As we continue our series celebrating International Women's Day our featured Woman in Sport today is para-triathlete Sophie Veron
‘I got into this type of sport by accident but I’ve developed a real love for it,' said Sophie.
‘My journey started in 2005 when major spinal fixation surgery, due to scoliosis, meant that I could no longer do sports that I enjoyed such as gymnastics. After a battle with Chronic Fatigue Syndrome I completed school but I started losing the use of my legs. I kept falling over and was very uncoordinated. Doctors discovered that I had hydrocephalus, water on the brain, and so I underwent surgery to place a shunt. This is a clever device which drains fluid, internally, from my head to my tummy. It was amazing, two days after the surgery I walked out of hospital unaided! It wasn’t all smooth sailing but 10 brain surgeries later I’m a shunt warrior and love to live life to the full as much as I can.
‘My balance was affected and therefore riding a normal bike was impossible, this is when Trixy the trike came into my life and I’ve never looked back. The freedom I feel out on the roads is amazing! Together Trixy and I have been on many adventures including cycling London to Paris and doing the 100km Ride the Night London challenge. It was these challenges which led to me being asked, by UK charity Shine, to compete in my first para-triathlon at Dorney Lake. I agreed and thought to myself well, I can definitely give it a go.

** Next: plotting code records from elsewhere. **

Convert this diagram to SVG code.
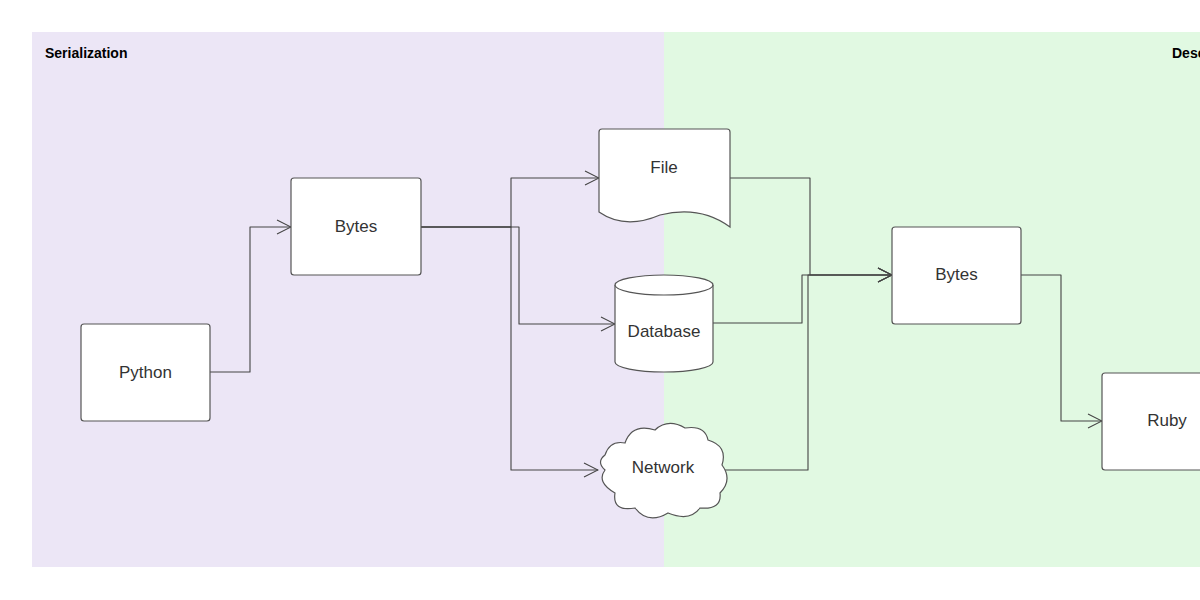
<svg xmlns="http://www.w3.org/2000/svg" width="1200" height="600" viewBox="0 0 1200 600">
<style>
.n{fill:#fff;stroke:#555;stroke-width:1.2}
.t{font-family:"Liberation Sans",Arial,sans-serif;font-size:17px;fill:#333;text-anchor:middle;dominant-baseline:central}
.h{font-family:"Liberation Sans",Arial,sans-serif;font-size:14px;font-weight:bold;fill:#000}
.c{fill:none;stroke:#444;stroke-width:1.1;stroke-linejoin:round;marker-end:url(#a)}
</style>
<defs><marker id="a" viewBox="0 0 16 16" refX="15" refY="8" markerWidth="16" markerHeight="16" markerUnits="userSpaceOnUse" orient="auto"><path d="M1,1 L15,8 L1,15" fill="none" stroke="#444" stroke-width="1.1"/></marker></defs>
<rect width="1200" height="600" fill="#fff"/>
<rect x="32" y="32" width="632" height="535" fill="#ece6f6"/>
<rect x="664" y="32" width="536" height="535" fill="#e1f9e2"/>
<text class="h" x="45" y="58">Serialization</text>
<text class="h" x="1172" y="58">Deserialization</text>
<g id="connectors">
<path class="c" d="M210,372 H250 V227 H291"/>
<path class="c" d="M421,227 H511 V178 H599"/>
<path class="c" d="M421,227 H519 V324 H615"/>
<path class="c" d="M421,227 H511 V470 H598"/>
<path class="c" d="M730,178 H810 V275 H892"/>
<path class="c" d="M713,323 H802 V275 H892"/>
<path class="c" d="M725,470 H808 V275 H892"/>
<path class="c" d="M1021,275 H1061 V421 H1102"/>
</g>
<g id="python"><rect class="n" x="81" y="324" width="129" height="97" rx="3"/><text class="t" x="145.5" y="372">Python</text></g>
<g id="bytes1"><rect class="n" x="291" y="178" width="130" height="97" rx="3"/><text class="t" x="356" y="226">Bytes</text></g>
<g id="file"><path class="n" d="M602,129 H727 Q730,129 730,132 V227 Q700,205 660,215 Q625,230 599,212 V132 Q599,129 602,129 Z"/><text class="t" x="664" y="167">File</text></g>
<g id="database"><path class="n" d="M615,285 A49,10 0 0 1 713,285 V362 A49,10 0 0 1 615,362 Z"/><path class="n" d="M615,285 A49,10 0 0 0 713,285" fill="none"/><text class="t" x="664" y="331">Database</text></g>
<g id="network"><path class="n" d="M605,455 Q610,440 625,443 Q632,423 655,430 Q668,418 685,428 Q705,425 708,440 Q728,446 722,465 Q733,480 720,493 Q722,510 700,508 Q690,522 668,513 Q648,525 635,508 Q612,512 615,493 Q596,482 605,470 Q596,462 605,455 Z"/><text class="t" x="663" y="467">Network</text></g>
<g id="bytes2"><rect class="n" x="892" y="227" width="129" height="97" rx="3"/><text class="t" x="956.5" y="274">Bytes</text></g>
<g id="ruby"><rect class="n" x="1102" y="373" width="130" height="97" rx="3"/><text class="t" x="1167" y="420">Ruby</text></g>
</svg>
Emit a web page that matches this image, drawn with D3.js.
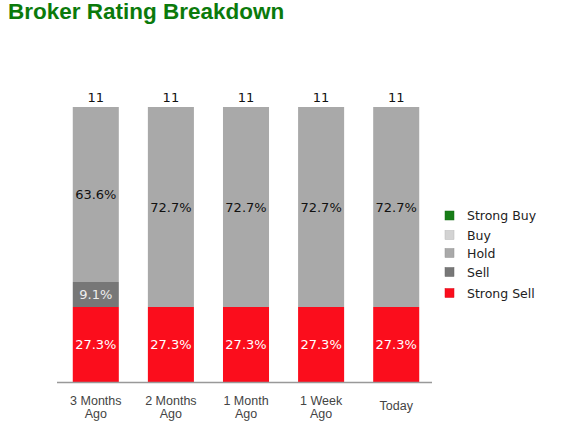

‘Before my back surgery, I loved swimming but unfortunately a rare side effect of the surgery led to my centre of buoyancy being lost. This didn’t stop me though, I just swam with a buoyancy aid. I can’t run either due to balance issues and problems with my back, so for this challenge I walked the run section. The joy I felt when I completed this event was amazing, it was so inclusive and everyone was so supportive, I definitely got the bug!
‘I now train with Tri-fitness and have found more streamlined adaptations such as buoyancy shorts for swimming and I was kindly given a racing wheelchair to use for the run section of para-tris.
‘The Guernsey sporting community has been so welcoming and accommodating. I encourage anyone who, like me, thought that their sporting days were over to give sport a go. Try a few different things and don’t be embarrassed to use adapted equipment. Embrace you; you are unique and take the dis off disability and you are left with ability. We all have that in us, we just have to let it shine.
‘I think the empowerment of women is also paramount. Build each other up and support each other in good times and hard times. Lockdown is a good example of this; we may not be able to meet up as we normally do but women have been teaming up to go socially distanced sea swimming, which has helped women’s mental and physical health.
‘I would encourage local government and national government to keep promoting women’s leagues across sport and also encourage mixed leagues. In 2021 women should be able to compete in the same sports as men and vice versa. The stigma of sports such as rugby being a male only sport is declining but there needs to be more media coverage of these women’s sports.’